Most capture and conversion processes require substantial energy inputs. Amine-based CO₂ capture consumes 1–2 GJ per tonne of CO₂ captured, adding 30–50% to the cost of electricity from a coal plant. Electrochemical conversion needs low-cost, carbon-free electricity to be carbon-negative overall. Reducing energy penalty through novel materials, process intensification, and integration with waste heat is a top priority. The International Energy Agency (IEA CCUS report) emphasizes that cost reduction of 30–50% by 2030 is needed for widespread adoption.

Scalability and Material Supply

Many advanced materials (MOFs, rare earth catalysts) are synthesized in gram quantities and rely on expensive precursors. Scaling to multi-ton production while maintaining quality control is non-trivial. Additionally, the supply of key elements (e.g., platinum group metals for certain catalysts, vanadium for SCR) could be constrained. Research into earth-abundant metal oxides and bio-derived materials is essential to ensure that mitigation technologies themselves do not create new environmental burdens.
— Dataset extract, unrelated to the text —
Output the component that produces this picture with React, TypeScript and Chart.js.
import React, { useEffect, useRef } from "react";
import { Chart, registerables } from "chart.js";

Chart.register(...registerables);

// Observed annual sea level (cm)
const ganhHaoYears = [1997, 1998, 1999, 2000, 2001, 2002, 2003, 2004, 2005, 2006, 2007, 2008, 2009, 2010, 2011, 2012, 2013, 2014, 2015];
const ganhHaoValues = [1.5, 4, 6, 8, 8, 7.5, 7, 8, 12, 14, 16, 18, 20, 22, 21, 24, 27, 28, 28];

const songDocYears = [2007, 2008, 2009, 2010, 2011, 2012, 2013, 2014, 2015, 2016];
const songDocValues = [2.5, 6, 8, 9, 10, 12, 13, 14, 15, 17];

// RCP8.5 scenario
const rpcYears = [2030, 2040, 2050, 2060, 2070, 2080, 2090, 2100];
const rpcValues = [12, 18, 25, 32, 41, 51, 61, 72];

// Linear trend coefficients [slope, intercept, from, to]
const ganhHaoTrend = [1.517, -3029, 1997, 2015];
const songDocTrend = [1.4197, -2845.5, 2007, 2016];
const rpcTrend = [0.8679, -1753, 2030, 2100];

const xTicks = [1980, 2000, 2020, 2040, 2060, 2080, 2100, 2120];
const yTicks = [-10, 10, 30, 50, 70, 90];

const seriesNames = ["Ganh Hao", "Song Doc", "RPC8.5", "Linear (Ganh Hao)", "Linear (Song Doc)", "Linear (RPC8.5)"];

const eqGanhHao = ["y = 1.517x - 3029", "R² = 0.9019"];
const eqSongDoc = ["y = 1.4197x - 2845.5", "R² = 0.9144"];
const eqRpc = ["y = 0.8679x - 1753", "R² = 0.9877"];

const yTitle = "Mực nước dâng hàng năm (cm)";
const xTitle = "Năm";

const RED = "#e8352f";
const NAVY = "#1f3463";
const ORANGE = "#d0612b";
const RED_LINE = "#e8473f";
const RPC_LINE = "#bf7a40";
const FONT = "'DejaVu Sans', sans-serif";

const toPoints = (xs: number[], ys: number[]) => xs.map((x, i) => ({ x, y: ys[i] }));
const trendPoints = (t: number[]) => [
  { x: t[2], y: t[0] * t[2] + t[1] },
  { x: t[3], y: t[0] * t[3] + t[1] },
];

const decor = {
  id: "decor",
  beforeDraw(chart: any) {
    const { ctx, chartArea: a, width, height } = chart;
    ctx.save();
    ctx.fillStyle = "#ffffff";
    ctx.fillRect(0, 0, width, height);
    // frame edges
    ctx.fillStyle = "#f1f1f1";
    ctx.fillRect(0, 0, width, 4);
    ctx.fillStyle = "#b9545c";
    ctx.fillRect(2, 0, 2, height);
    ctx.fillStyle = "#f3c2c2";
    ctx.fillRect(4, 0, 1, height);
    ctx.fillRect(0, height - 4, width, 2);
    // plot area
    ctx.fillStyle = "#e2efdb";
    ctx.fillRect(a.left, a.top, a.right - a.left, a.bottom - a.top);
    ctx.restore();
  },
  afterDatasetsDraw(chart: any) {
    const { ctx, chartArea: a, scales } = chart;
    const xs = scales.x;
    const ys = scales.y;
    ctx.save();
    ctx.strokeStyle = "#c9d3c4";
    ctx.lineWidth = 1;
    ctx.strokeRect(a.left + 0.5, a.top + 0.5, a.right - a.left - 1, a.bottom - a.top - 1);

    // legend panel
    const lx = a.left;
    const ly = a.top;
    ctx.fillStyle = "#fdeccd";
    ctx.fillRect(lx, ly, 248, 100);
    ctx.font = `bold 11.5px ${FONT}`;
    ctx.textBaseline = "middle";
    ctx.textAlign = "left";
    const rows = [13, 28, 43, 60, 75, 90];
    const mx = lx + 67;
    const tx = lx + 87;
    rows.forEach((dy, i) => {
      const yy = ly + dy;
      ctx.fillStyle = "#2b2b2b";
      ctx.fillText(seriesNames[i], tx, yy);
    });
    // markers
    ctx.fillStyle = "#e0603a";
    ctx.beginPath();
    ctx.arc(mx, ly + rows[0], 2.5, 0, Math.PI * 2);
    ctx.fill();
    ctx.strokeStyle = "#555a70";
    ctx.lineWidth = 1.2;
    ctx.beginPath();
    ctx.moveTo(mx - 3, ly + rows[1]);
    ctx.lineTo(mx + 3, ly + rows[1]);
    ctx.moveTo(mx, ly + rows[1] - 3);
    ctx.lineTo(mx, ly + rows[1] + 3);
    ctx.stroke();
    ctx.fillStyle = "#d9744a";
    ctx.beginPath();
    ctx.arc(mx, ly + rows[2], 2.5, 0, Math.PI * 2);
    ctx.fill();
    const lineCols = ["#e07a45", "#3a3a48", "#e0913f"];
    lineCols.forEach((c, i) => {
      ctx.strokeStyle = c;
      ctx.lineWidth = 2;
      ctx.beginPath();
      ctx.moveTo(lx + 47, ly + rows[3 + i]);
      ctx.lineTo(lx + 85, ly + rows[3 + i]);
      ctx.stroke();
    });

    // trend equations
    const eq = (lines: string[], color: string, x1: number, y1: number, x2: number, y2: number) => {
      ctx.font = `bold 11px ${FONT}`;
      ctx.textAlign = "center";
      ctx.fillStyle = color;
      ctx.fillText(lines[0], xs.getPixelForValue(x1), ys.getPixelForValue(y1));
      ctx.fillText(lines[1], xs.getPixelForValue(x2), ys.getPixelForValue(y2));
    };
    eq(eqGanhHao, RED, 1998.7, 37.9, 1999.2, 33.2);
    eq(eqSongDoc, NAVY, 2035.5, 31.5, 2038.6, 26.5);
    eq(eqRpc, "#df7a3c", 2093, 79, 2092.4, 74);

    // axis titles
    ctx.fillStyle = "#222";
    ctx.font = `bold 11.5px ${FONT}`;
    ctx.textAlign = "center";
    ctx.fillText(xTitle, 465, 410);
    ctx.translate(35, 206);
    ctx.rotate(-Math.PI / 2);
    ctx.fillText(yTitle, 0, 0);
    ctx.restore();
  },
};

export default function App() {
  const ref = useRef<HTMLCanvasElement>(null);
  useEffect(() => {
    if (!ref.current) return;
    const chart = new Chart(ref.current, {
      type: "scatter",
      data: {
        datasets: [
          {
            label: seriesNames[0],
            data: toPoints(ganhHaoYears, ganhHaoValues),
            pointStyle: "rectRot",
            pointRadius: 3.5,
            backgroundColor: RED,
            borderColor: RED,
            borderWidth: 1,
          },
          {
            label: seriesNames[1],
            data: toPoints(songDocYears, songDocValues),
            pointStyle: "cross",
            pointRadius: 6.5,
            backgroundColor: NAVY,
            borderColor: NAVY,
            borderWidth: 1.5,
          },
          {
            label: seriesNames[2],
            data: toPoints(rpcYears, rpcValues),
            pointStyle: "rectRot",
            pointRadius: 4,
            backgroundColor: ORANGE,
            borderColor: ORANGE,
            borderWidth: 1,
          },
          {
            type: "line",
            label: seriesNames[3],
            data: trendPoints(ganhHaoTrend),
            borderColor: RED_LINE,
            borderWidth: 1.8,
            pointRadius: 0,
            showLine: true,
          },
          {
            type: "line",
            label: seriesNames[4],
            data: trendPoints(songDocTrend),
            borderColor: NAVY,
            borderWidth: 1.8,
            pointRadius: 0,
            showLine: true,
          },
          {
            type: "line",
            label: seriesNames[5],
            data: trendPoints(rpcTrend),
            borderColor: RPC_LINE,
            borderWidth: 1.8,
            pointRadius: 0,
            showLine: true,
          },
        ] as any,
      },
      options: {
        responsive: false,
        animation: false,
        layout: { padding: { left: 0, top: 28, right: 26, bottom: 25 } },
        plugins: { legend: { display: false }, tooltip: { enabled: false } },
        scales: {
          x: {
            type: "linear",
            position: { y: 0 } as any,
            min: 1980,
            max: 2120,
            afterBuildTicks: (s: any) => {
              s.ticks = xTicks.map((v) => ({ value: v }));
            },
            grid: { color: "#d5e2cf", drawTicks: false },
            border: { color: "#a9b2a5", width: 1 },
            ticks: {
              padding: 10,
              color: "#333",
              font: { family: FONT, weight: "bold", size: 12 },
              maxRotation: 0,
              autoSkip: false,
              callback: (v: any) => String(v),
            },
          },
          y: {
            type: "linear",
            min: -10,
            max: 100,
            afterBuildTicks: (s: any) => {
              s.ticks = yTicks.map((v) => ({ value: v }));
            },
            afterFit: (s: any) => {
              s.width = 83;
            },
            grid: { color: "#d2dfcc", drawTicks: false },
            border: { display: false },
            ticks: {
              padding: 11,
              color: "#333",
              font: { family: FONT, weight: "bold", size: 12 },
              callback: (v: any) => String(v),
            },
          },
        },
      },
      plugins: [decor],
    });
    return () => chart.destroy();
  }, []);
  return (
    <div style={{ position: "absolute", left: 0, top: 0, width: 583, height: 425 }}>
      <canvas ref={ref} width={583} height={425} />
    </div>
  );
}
Integration with Renewable Energy and Circular Economy

The most sustainable chemical strategies are those that use renewable feedstocks and energy. For example, CO₂ electroreduction powered by solar or wind can produce carbon-neutral fuels. However, the intermittent nature of renewables requires robust process control and energy storage. Another direction is the circular economy approach: using captured CO₂ to produce synthetic fuels that are burned again, creating a closed carbon loop. Life-cycle assessments must account for all emissions and energy inputs to verify net climate benefits.

Policy and Public Acceptance

Even the best chemical technology cannot succeed without supportive policy frameworks. Carbon pricing, tax credits (such as the 45Q in the United States), and emissions regulations create market incentives. Public acceptance of storing CO₂ underground or of large-scale chemical plants near communities also matters. Transparent communication of risks and benefits is critical.
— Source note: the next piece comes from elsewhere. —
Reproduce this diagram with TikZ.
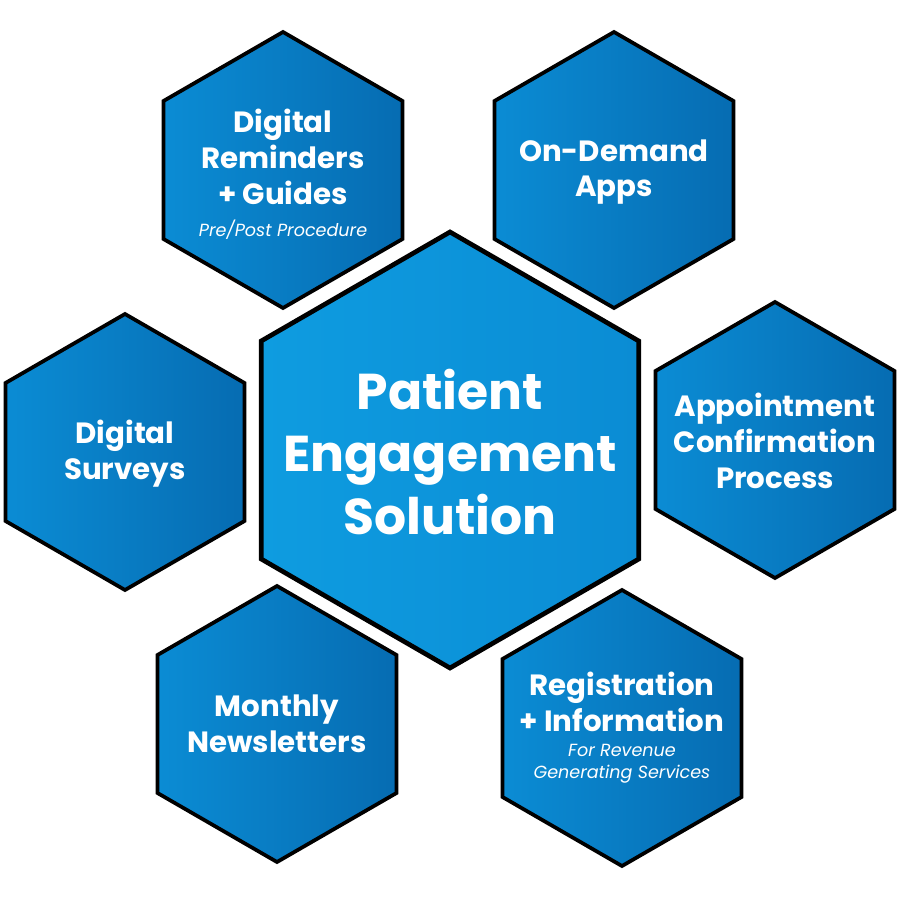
\documentclass[tikz,border=0pt]{standalone}
\usepackage{fontspec}
\setmainfont{Poppins}
\usetikzlibrary{shapes.geometric}
\definecolor{bl}{HTML}{0B8CD4}
\definecolor{bd}{HTML}{066CB2}
\definecolor{bc}{HTML}{0E9CE0}
\begin{document}
\begin{tikzpicture}[x=0.03cm,y=-0.03cm,
 hex/.style={regular polygon,regular polygon sides=6,shape border rotate=30,inner sep=0pt,
   draw=black,line width=3.2pt,minimum size=#1*0.06cm,shading angle=135,left color=bl,right color=bd},
 t/.style={text=white,font=\fontsize{25}{30.5}\selectfont\bfseries,align=center},
 it/.style={text=white,font=\fontsize{15}{19}\selectfont\itshape,align=center}]
\useasboundingbox (0,0) rectangle (900,900);
\node[hex=138] (a) at (283,170) {};
\node[t] (at) at (283,157) {Digital\\Reminders\\+ Guides};
\node[it] (ai) at (283,230) {Pre/Post Procedure};
\node[hex=138] (b) at (614,170) {};
\node[t] (bt) at (614,172) {On-Demand\\Apps};
\node[hex=138] (c) at (775,440) {};
\node[t] (ct) at (775,441) {Appointment\\Confirmation\\Process};
\node[hex=138] (d) at (622,728) {};
\node[t] (dt) at (622,702) {Registration\\+ Information};
\node[it] (di) at (622,764) {For Revenue\\Generating Services};
\node[hex=138] (e) at (277,724) {};
\node[t] (et) at (277,724) {Monthly\\Newsletters};
\node[hex=138] (f) at (125,452) {};
\node[t] (ft) at (125,454) {Digital\\Surveys};
\node[hex=218,left color=bc,right color=bl,line width=4pt] (m) at (450,450) {};
\node[text=white,font=\fontsize{43}{53}\selectfont\bfseries,align=center] (mt) at (450,452) {Patient\\Engagement\\Solution};
\end{tikzpicture}
\end{document}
Conclusion: The Path Forward

Chemical strategies for industrial emissions control are not a silver bullet but an indispensable part of the climate mitigation tool kit. From established amine scrubbing and SCR to emerging MOFs and plasma catalysis, these technologies offer diverse routes to capture and convert the pollutants that would otherwise accelerate global warming. The key to scaling these solutions lies in interdisciplinary collaboration—chemists, engineers, policy makers, and industry leaders must work together to reduce costs, improve efficiency, and create market conditions that favor innovation. As research progresses and demonstration projects proliferate, the goal of near-zero industrial emissions becomes increasingly achievable. The chemical industry has both the responsibility and the opportunity to lead this transformation, turning the challenge of climate change into a driver for cleaner, smarter, and more sustainable manufacturing.